The United Nations Framework Convention on Climate Change and the Kyoto Protocol have committed member states to reduce greenhouse gas emissions by, among others, promoting the increase of carbon sequestration by carbon sinks (including woody biomass in forests). In order to achieve these objectives, an international reporting system was designed.

The stock of woody biomass depends on several environmental and managerial factors, which determine species composition and age structure of a forest as well as characteristics of individual trees. Estimating aboveground woody biomass, especially on a nation-wide level, is generally based on the application of conversion factors to known characteristics such as the volume of the growing stock. The application of default conversion factors, as proposed by international guidelines, however, is questionable, since inventory systems for and definitions of growing stock differ from country to country.

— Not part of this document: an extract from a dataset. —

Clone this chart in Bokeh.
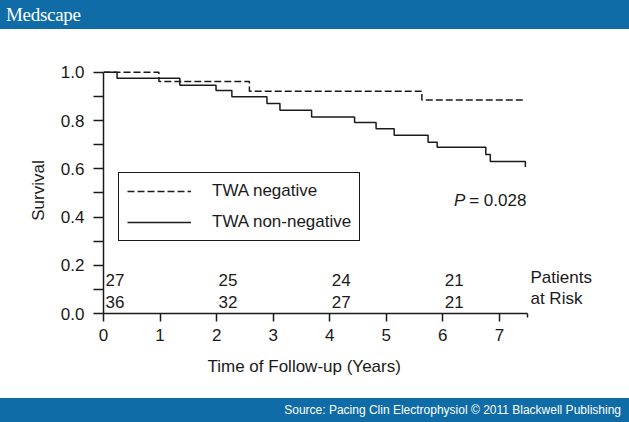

In this paper, the methods used in Poland to estimate woody biomass for the FAO and the UNFCC reporting, were presented and analysed. We also analysed the influence of some stand and tree characteristics, such as tree species composition and content of bark and its density, on the stock of woody biomass. We conclude that issues not addressed in the IPCC guidelines, such as big differences in wood and bark density, especially for pine, need to be taken into consideration when making estimations. Moreover, the results of this paper show that biomass conversion and expansion factors (BCEF) proposed by IPCC are not adequate for Polish conditions.